** Start Data lines **
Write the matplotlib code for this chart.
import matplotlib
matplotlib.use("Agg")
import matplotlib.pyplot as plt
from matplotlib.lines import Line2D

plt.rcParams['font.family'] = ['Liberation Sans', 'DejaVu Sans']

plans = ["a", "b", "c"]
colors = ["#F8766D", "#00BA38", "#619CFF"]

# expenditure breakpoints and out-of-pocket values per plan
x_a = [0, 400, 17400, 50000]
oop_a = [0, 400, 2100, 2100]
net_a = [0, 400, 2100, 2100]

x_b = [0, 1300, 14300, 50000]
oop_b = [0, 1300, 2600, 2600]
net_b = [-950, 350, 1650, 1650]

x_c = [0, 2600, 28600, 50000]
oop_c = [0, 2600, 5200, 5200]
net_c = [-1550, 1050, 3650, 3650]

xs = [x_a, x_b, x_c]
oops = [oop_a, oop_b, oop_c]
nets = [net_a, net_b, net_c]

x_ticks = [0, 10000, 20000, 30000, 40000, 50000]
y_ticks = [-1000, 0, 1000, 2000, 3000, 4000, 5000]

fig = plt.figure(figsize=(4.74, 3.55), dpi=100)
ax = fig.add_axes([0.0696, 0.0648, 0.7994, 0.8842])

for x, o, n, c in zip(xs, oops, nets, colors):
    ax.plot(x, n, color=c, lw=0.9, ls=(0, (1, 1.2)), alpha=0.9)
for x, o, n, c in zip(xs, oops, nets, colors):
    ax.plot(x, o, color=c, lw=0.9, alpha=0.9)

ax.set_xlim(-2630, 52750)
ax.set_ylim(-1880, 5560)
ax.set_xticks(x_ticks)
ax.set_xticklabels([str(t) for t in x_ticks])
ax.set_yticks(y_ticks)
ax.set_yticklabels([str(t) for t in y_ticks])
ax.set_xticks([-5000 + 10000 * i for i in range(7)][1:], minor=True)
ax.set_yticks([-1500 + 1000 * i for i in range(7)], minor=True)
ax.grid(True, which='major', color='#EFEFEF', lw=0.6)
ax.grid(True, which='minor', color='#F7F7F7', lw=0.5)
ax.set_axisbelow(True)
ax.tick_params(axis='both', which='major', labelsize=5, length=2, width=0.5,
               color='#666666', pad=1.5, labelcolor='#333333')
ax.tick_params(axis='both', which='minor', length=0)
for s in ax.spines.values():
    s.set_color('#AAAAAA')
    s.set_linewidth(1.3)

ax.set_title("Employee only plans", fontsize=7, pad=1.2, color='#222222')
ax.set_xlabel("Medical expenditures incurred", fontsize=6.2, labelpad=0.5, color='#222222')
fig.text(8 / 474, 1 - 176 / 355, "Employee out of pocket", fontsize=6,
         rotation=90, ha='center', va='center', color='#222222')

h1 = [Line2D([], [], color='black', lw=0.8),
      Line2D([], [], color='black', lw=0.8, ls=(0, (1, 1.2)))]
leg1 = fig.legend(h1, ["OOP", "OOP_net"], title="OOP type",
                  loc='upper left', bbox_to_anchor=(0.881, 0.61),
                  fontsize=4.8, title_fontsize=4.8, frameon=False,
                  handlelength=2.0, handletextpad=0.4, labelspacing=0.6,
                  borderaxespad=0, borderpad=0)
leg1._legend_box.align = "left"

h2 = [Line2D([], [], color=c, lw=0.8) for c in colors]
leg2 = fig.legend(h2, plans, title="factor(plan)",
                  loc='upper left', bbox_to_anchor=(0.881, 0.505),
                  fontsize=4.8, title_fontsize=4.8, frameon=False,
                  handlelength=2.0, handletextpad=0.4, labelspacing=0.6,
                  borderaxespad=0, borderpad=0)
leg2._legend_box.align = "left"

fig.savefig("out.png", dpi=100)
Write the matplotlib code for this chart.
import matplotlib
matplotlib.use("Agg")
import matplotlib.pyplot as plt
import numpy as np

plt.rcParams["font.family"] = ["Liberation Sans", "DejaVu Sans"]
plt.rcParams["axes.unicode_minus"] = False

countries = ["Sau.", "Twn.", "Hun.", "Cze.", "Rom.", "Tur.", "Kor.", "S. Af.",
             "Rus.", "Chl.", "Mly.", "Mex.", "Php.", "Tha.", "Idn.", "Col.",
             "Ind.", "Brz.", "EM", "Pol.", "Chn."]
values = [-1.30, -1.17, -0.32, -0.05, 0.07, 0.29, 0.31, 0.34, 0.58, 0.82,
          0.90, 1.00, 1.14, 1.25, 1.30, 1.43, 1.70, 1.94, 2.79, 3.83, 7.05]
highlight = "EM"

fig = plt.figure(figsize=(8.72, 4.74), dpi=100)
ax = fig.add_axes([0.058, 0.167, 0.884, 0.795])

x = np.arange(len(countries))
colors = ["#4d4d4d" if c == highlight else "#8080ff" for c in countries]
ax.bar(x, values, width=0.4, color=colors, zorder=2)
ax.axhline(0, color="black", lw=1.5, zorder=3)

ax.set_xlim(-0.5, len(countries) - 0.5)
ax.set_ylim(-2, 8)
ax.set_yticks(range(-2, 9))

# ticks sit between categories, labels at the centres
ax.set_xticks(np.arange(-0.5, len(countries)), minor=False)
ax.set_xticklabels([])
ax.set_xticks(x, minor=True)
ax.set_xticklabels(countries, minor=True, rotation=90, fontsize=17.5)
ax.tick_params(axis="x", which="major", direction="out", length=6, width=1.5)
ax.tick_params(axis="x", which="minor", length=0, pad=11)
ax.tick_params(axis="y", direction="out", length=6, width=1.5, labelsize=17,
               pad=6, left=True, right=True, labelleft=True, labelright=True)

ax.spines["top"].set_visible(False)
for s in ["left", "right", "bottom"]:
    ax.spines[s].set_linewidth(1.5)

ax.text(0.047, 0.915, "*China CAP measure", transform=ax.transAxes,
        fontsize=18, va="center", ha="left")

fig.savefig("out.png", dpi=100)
** End Data lines **
Goal: Write out every line from the records above, word for word.

Written response:
Write the matplotlib code for this chart.
import matplotlib
matplotlib.use("Agg")
import matplotlib.pyplot as plt
from matplotlib.lines import Line2D

plt.rcParams['font.family'] = ['Liberation Sans', 'DejaVu Sans']

plans = ["a", "b", "c"]
colors = ["#F8766D", "#00BA38", "#619CFF"]

# expenditure breakpoints and out-of-pocket values per plan
x_a = [0, 400, 17400, 50000]
oop_a = [0, 400, 2100, 2100]
net_a = [0, 400, 2100, 2100]

x_b = [0, 1300, 14300, 50000]
oop_b = [0, 1300, 2600, 2600]
net_b = [-950, 350, 1650, 1650]

x_c = [0, 2600, 28600, 50000]
oop_c = [0, 2600, 5200, 5200]
net_c = [-1550, 1050, 3650, 3650]

xs = [x_a, x_b, x_c]
oops = [oop_a, oop_b, oop_c]
nets = [net_a, net_b, net_c]

x_ticks = [0, 10000, 20000, 30000, 40000, 50000]
y_ticks = [-1000, 0, 1000, 2000, 3000, 4000, 5000]

fig = plt.figure(figsize=(4.74, 3.55), dpi=100)
ax = fig.add_axes([0.0696, 0.0648, 0.7994, 0.8842])

for x, o, n, c in zip(xs, oops, nets, colors):
    ax.plot(x, n, color=c, lw=0.9, ls=(0, (1, 1.2)), alpha=0.9)
for x, o, n, c in zip(xs, oops, nets, colors):
    ax.plot(x, o, color=c, lw=0.9, alpha=0.9)

ax.set_xlim(-2630, 52750)
ax.set_ylim(-1880, 5560)
ax.set_xticks(x_ticks)
ax.set_xticklabels([str(t) for t in x_ticks])
ax.set_yticks(y_ticks)
ax.set_yticklabels([str(t) for t in y_ticks])
ax.set_xticks([-5000 + 10000 * i for i in range(7)][1:], minor=True)
ax.set_yticks([-1500 + 1000 * i for i in range(7)], minor=True)
ax.grid(True, which='major', color='#EFEFEF', lw=0.6)
ax.grid(True, which='minor', color='#F7F7F7', lw=0.5)
ax.set_axisbelow(True)
ax.tick_params(axis='both', which='major', labelsize=5, length=2, width=0.5,
               color='#666666', pad=1.5, labelcolor='#333333')
ax.tick_params(axis='both', which='minor', length=0)
for s in ax.spines.values():
    s.set_color('#AAAAAA')
    s.set_linewidth(1.3)

ax.set_title("Employee only plans", fontsize=7, pad=1.2, color='#222222')
ax.set_xlabel("Medical expenditures incurred", fontsize=6.2, labelpad=0.5, color='#222222')
fig.text(8 / 474, 1 - 176 / 355, "Employee out of pocket", fontsize=6,
         rotation=90, ha='center', va='center', color='#222222')

h1 = [Line2D([], [], color='black', lw=0.8),
      Line2D([], [], color='black', lw=0.8, ls=(0, (1, 1.2)))]
leg1 = fig.legend(h1, ["OOP", "OOP_net"], title="OOP type",
                  loc='upper left', bbox_to_anchor=(0.881, 0.61),
                  fontsize=4.8, title_fontsize=4.8, frameon=False,
                  handlelength=2.0, handletextpad=0.4, labelspacing=0.6,
                  borderaxespad=0, borderpad=0)
leg1._legend_box.align = "left"

h2 = [Line2D([], [], color=c, lw=0.8) for c in colors]
leg2 = fig.legend(h2, plans, title="factor(plan)",
                  loc='upper left', bbox_to_anchor=(0.881, 0.505),
                  fontsize=4.8, title_fontsize=4.8, frameon=False,
                  handlelength=2.0, handletextpad=0.4, labelspacing=0.6,
                  borderaxespad=0, borderpad=0)
leg2._legend_box.align = "left"

fig.savefig("out.png", dpi=100)
Write the matplotlib code for this chart.
import matplotlib
matplotlib.use("Agg")
import matplotlib.pyplot as plt
import numpy as np

plt.rcParams["font.family"] = ["Liberation Sans", "DejaVu Sans"]
plt.rcParams["axes.unicode_minus"] = False

countries = ["Sau.", "Twn.", "Hun.", "Cze.", "Rom.", "Tur.", "Kor.", "S. Af.",
             "Rus.", "Chl.", "Mly.", "Mex.", "Php.", "Tha.", "Idn.", "Col.",
             "Ind.", "Brz.", "EM", "Pol.", "Chn."]
values = [-1.30, -1.17, -0.32, -0.05, 0.07, 0.29, 0.31, 0.34, 0.58, 0.82,
          0.90, 1.00, 1.14, 1.25, 1.30, 1.43, 1.70, 1.94, 2.79, 3.83, 7.05]
highlight = "EM"

fig = plt.figure(figsize=(8.72, 4.74), dpi=100)
ax = fig.add_axes([0.058, 0.167, 0.884, 0.795])

x = np.arange(len(countries))
colors = ["#4d4d4d" if c == highlight else "#8080ff" for c in countries]
ax.bar(x, values, width=0.4, color=colors, zorder=2)
ax.axhline(0, color="black", lw=1.5, zorder=3)

ax.set_xlim(-0.5, len(countries) - 0.5)
ax.set_ylim(-2, 8)
ax.set_yticks(range(-2, 9))

# ticks sit between categories, labels at the centres
ax.set_xticks(np.arange(-0.5, len(countries)), minor=False)
ax.set_xticklabels([])
ax.set_xticks(x, minor=True)
ax.set_xticklabels(countries, minor=True, rotation=90, fontsize=17.5)
ax.tick_params(axis="x", which="major", direction="out", length=6, width=1.5)
ax.tick_params(axis="x", which="minor", length=0, pad=11)
ax.tick_params(axis="y", direction="out", length=6, width=1.5, labelsize=17,
               pad=6, left=True, right=True, labelleft=True, labelright=True)

ax.spines["top"].set_visible(False)
for s in ["left", "right", "bottom"]:
    ax.spines[s].set_linewidth(1.5)

ax.text(0.047, 0.915, "*China CAP measure", transform=ax.transAxes,
        fontsize=18, va="center", ha="left")

fig.savefig("out.png", dpi=100)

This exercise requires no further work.